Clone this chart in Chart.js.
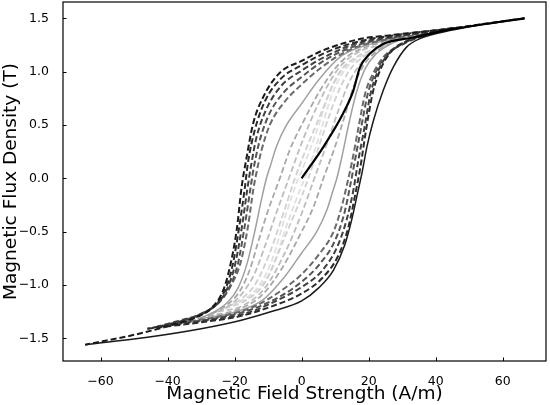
<!DOCTYPE html>
<html>
<head>
<meta charset="utf-8">
<script src="https://cdn.jsdelivr.net/npm/chart.js@4/dist/chart.umd.min.js"></script>
<style>
  body { margin: 0; background: #fff; }
  canvas { display: block; }
</style>
</head>
<body>
<canvas id="loops" width="550" height="405"></canvas>
<script>
// tick labels
const xTicks = [-60, -40, -20, 0, 20, 40, 60];
const yTicks = [-1.5, -1.0, -0.5, 0.0, 0.5, 1.0, 1.5];

// initial magnetisation curve [H, B]
const initialCurve = [[0, 0], [6.4, 0.29], [12.4, 0.61], [15.4, 0.82], [17.4, 1.04], [20.4, 1.17],
  [24.3, 1.26], [33.3, 1.32], [43.3, 1.39], [66.5, 1.5]];

// outer loop (largest amplitude)
const loopADown = [[66.5, 1.5], [43, 1.4], [26, 1.34], [18, 1.31], [6.4, 1.2], [0, 1.1], [-6.5, 0.99],
  [-11.5, 0.76], [-14.5, 0.51], [-16.4, 0.2], [-17.9, -0.08], [-19.4, -0.49], [-21.4, -0.83],
  [-23.4, -1.05], [-26.4, -1.2], [-31.3, -1.3], [-40.3, -1.39], [-50.3, -1.47], [-64.6, -1.56]];
const loopAUp = [[-64.6, -1.56], [-46, -1.49], [-30, -1.41], [-18, -1.33], [-8, -1.24], [0, -1.15],
  [5, -1.03], [9.5, -0.86], [12.8, -0.63], [15, -0.38], [16.6, -0.15], [18, 0.05], [19.5, 0.3],
  [21.4, 0.54], [24.3, 0.82], [27.3, 1.04], [31.3, 1.23], [35.3, 1.31], [45, 1.39], [66.5, 1.5]];

// dark minor loops
const loopBDown = [[46, 1.41], [30, 1.35], [18, 1.29], [8, 1.19], [0, 1.06], [-6, 0.94], [-11, 0.72],
  [-14, 0.45], [-16, 0.15], [-17, -0.1], [-18.6, -0.45], [-20.5, -0.8], [-22.5, -1.02], [-25.5, -1.18],
  [-30, -1.28], [-38, -1.36], [-46, -1.41]];
const loopBUp = [[-46, -1.41], [-30, -1.35], [-18, -1.29], [-8, -1.19], [0, -1.08], [6, -0.94], [11, -0.72],
  [14, -0.45], [16, -0.15], [17.5, 0.1], [19.2, 0.45], [21.2, 0.8], [23.5, 1.02], [26.5, 1.18],
  [31, 1.28], [38, 1.36], [46, 1.41]];

const loopCDown = [[43, 1.39], [28, 1.33], [16, 1.26], [7, 1.14], [0, 1.01], [-6, 0.87], [-10.5, 0.65],
  [-13.5, 0.38], [-15.2, 0.1], [-16.2, -0.1], [-17.8, -0.45], [-19.8, -0.8], [-22, -1.02], [-25, -1.17],
  [-30, -1.27], [-37, -1.34], [-43, -1.39]];
const loopCUp = [[-43, -1.39], [-28, -1.33], [-16, -1.26], [-7, -1.14], [0, -1.02], [6, -0.87], [10.5, -0.65],
  [13.5, -0.38], [15.5, -0.1], [16.8, 0.15], [18.6, 0.45], [20.6, 0.8], [23, 1.02], [26, 1.17],
  [31, 1.27], [37, 1.34], [43, 1.39]];

const loopDDown = [[40, 1.37], [27, 1.32], [15, 1.23], [6, 1.09], [0, 0.95], [-5.5, 0.8], [-10, 0.58],
  [-12.8, 0.32], [-14.4, 0.08], [-15.3, -0.1], [-17, -0.45], [-19, -0.8], [-21.5, -1.02], [-24.5, -1.16],
  [-29, -1.26], [-35, -1.33], [-40, -1.37]];
const loopDUp = [[-40, -1.37], [-27, -1.32], [-15, -1.23], [-6, -1.1], [0, -0.97], [5.5, -0.8], [10, -0.58],
  [12.8, -0.32], [14.6, -0.05], [15.8, 0.15], [17.6, 0.45], [19.8, 0.8], [22.5, 1.02], [25.5, 1.16],
  [30, 1.26], [35, 1.33], [40, 1.37]];

const loopEDown = [[36, 1.35], [25, 1.3], [14, 1.2], [5.5, 1.03], [0, 0.88], [-5, 0.72], [-9.5, 0.5],
  [-12, 0.26], [-13.5, 0.05], [-14.4, -0.1], [-16, -0.45], [-18.3, -0.8], [-21, -1.0], [-24, -1.14],
  [-28, -1.24], [-32, -1.3], [-36, -1.35]];
const loopEUp = [[-36, -1.35], [-25, -1.3], [-14, -1.2], [-5.5, -1.04], [0, -0.9], [5, -0.72], [9.5, -0.5],
  [12, -0.26], [13.8, -0.02], [15, 0.15], [16.8, 0.45], [19, 0.8], [21.6, 1.0], [24.5, 1.14],
  [28.5, 1.24], [32, 1.3], [36, 1.35]];

// medium and light minor loops
const loopFDown = [[31, 1.32], [22, 1.27], [12, 1.15], [5, 0.92], [0, 0.7], [-4.5, 0.5], [-7.5, 0.3],
  [-9.3, 0.12], [-10.5, 0], [-12, -0.2], [-14, -0.5], [-16.3, -0.8], [-19, -1.03], [-22, -1.16],
  [-26, -1.25], [-31, -1.32]];
const loopFUp = [[-31, -1.32], [-22, -1.27], [-12, -1.15], [-5, -0.92], [0, -0.7], [4.5, -0.5], [7.5, -0.3],
  [9.3, -0.12], [10.5, 0], [12, 0.2], [14, 0.5], [16.3, 0.8], [19, 1.03], [22, 1.16],
  [26, 1.25], [31, 1.32]];

const loopGDown = [[28, 1.29], [20, 1.24], [12, 1.1], [6, 0.85], [0, 0.5], [-3.5, 0.27], [-6.5, 0],
  [-10, -0.3], [-13, -0.6], [-15.5, -0.86], [-18.5, -1.06], [-22, -1.18], [-28, -1.29]];
const loopGUp = [[-28, -1.29], [-20, -1.24], [-12, -1.1], [-6, -0.85], [0, -0.5], [3.5, -0.27], [6.5, 0],
  [10, 0.3], [13, 0.6], [15.5, 0.86], [18.5, 1.06], [22, 1.18], [28, 1.29]];

const loopHDown = [[25, 1.25], [18, 1.2], [11, 1.03], [5, 0.7], [0, 0.33], [-3.8, 0], [-7.5, -0.32],
  [-11, -0.64], [-14, -0.89], [-17.5, -1.07], [-21, -1.18], [-25, -1.25]];
const loopHUp = [[-25, -1.25], [-18, -1.2], [-11, -1.03], [-5, -0.7], [0, -0.33], [3.8, 0], [7.5, 0.32],
  [11, 0.64], [14, 0.89], [17.5, 1.07], [21, 1.18], [25, 1.25]];

const loopIDown = [[23, 1.22], [17, 1.15], [11, 0.98], [5, 0.55], [0, 0.17], [-2, 0], [-6, -0.38],
  [-10, -0.74], [-14, -1.0], [-18, -1.13], [-23, -1.22]];
const loopIUp = [[-23, -1.22], [-17, -1.15], [-11, -0.98], [-5, -0.55], [0, -0.17], [2, 0], [6, 0.38],
  [10, 0.74], [14, 1.0], [18, 1.13], [23, 1.22]];

const loopJDown = [[21, 1.19], [15, 1.1], [9, 0.85], [4, 0.4], [0, 0.07], [-1, 0], [-5, -0.37],
  [-9, -0.78], [-13, -1.02], [-17, -1.13], [-21, -1.19]];
const loopJUp = [[-21, -1.19], [-15, -1.1], [-9, -0.85], [-4, -0.4], [0, -0.07], [1, 0], [5, 0.37],
  [9, 0.78], [13, 1.02], [17, 1.13], [21, 1.19]];

const toXY = arr => arr.map(p => ({ x: p[0], y: p[1] }));
const minus = s => s.replace('-', '\u2212');

const dashed = (pts, color, w = 2) => ({
  data: toXY(pts), borderColor: color, borderWidth: w, borderDash: [6, 3],
  showLine: true, pointRadius: 0, cubicInterpolationMode: 'monotone', fill: false
});
const solid = (pts, color, w) => ({
  data: toXY(pts), borderColor: color, borderWidth: w,
  showLine: true, pointRadius: 0, cubicInterpolationMode: 'monotone', fill: false
});

// chart.js paints index 0 last, so the top-most line comes first
const datasets = [
  solid(initialCurve, '#000000', 2.2),
  dashed(loopADown, '#1a1a1a'), solid(loopAUp, '#1a1a1a', 1.5),
  dashed(loopBDown, '#2c2c2c'), dashed(loopBUp, '#2c2c2c'),
  dashed(loopCDown, '#404040'), dashed(loopCUp, '#404040'),
  dashed(loopDDown, '#555555'), dashed(loopDUp, '#555555'),
  dashed(loopEDown, '#6a6a6a'), dashed(loopEUp, '#6a6a6a'),
  solid(loopFDown, '#a0a0a0', 1.5), solid(loopFUp, '#a0a0a0', 1.5),
  dashed(loopGDown, '#a8a8a8', 1.8), dashed(loopGUp, '#a8a8a8', 1.8),
  dashed(loopHDown, '#bdbdbd', 1.8), dashed(loopHUp, '#bdbdbd', 1.8),
  dashed(loopIDown, '#d0d0d0', 1.8), dashed(loopIUp, '#d0d0d0', 1.8),
  dashed(loopJDown, '#e0e0e0', 1.8), dashed(loopJUp, '#e0e0e0', 1.8)
];

// box and inward ticks like the original
const frame = {
  id: 'frame',
  afterDatasetsDraw(chart) {
    const { ctx, chartArea: a, scales } = chart;
    ctx.save();
    ctx.strokeStyle = '#000';
    ctx.lineWidth = 1.2;
    ctx.strokeRect(a.left, a.top, a.right - a.left, a.bottom - a.top);
    ctx.lineWidth = 1;
    ctx.beginPath();
    xTicks.forEach(v => {
      const px = Math.round(scales.x.getPixelForValue(v)) + 0.5;
      ctx.moveTo(px, a.bottom); ctx.lineTo(px, a.bottom - 3.5);
    });
    yTicks.forEach(v => {
      const py = Math.round(scales.y.getPixelForValue(v)) + 0.5;
      ctx.moveTo(a.left, py); ctx.lineTo(a.left + 3.5, py);
    });
    ctx.stroke();
    ctx.restore();
  }
};

new Chart(document.getElementById('loops'), {
  type: 'scatter',
  data: { datasets },
  options: {
    responsive: false,
    animation: false,
    devicePixelRatio: 1,
    layout: { padding: { top: 2, right: 4, left: 0, bottom: 0 } },
    plugins: { legend: { display: false }, tooltip: { enabled: false } },
    scales: {
      x: {
        type: 'linear', min: -71.2, max: 72.9,
        afterBuildTicks: s => { s.ticks = xTicks.map(v => ({ value: v })); },
        afterFit: s => { s.height = 44; s.paddingLeft = 0; s.paddingRight = 0; },
        grid: { display: false }, border: { display: false },
        ticks: {
          color: '#000', padding: 5, maxRotation: 0,
          font: { family: 'DejaVu Sans', size: 12.5 },
          callback: v => minus(String(v))
        },
        title: {
          display: true, text: 'Magnetic Field Strength (A/m)', color: '#000',
          font: { family: 'DejaVu Sans', size: 18.5 }, padding: { top: 0, bottom: 0 }
        }
      },
      y: {
        type: 'linear', min: -1.713, max: 1.653,
        afterBuildTicks: s => { s.ticks = yTicks.map(v => ({ value: v })); },
        afterFit: s => { s.width = 63; s.paddingTop = 0; s.paddingBottom = 0; },
        grid: { display: false }, border: { display: false },
        ticks: {
          color: '#000', padding: 6,
          font: { family: 'DejaVu Sans', size: 12.5 },
          callback: v => minus(Number(v).toFixed(1))
        },
        title: {
          display: true, text: 'Magnetic Flux Density (T)', color: '#000',
          font: { family: 'DejaVu Sans', size: 18.5 }, padding: { top: 0, bottom: 0 }
        }
      }
    }
  },
  plugins: [frame]
});
</script>
</body>
</html>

**Aim:**
Emit the lines of the material exactly, from its first line to the line containing "const yTicks = [-1.5, -1.0, -0.5, 0.0, 0.5, 1.0, 1.5];", inclusive; leave every picture out.

**Response below:**
Clone this chart in Chart.js.
<!DOCTYPE html>
<html>
<head>
<meta charset="utf-8">
<script src="https://cdn.jsdelivr.net/npm/chart.js@4/dist/chart.umd.min.js"></script>
<style>
  body { margin: 0; background: #fff; }
  canvas { display: block; }
</style>
</head>
<body>
<canvas id="loops" width="550" height="405"></canvas>
<script>
// tick labels
const xTicks = [-60, -40, -20, 0, 20, 40, 60];
const yTicks = [-1.5, -1.0, -0.5, 0.0, 0.5, 1.0, 1.5];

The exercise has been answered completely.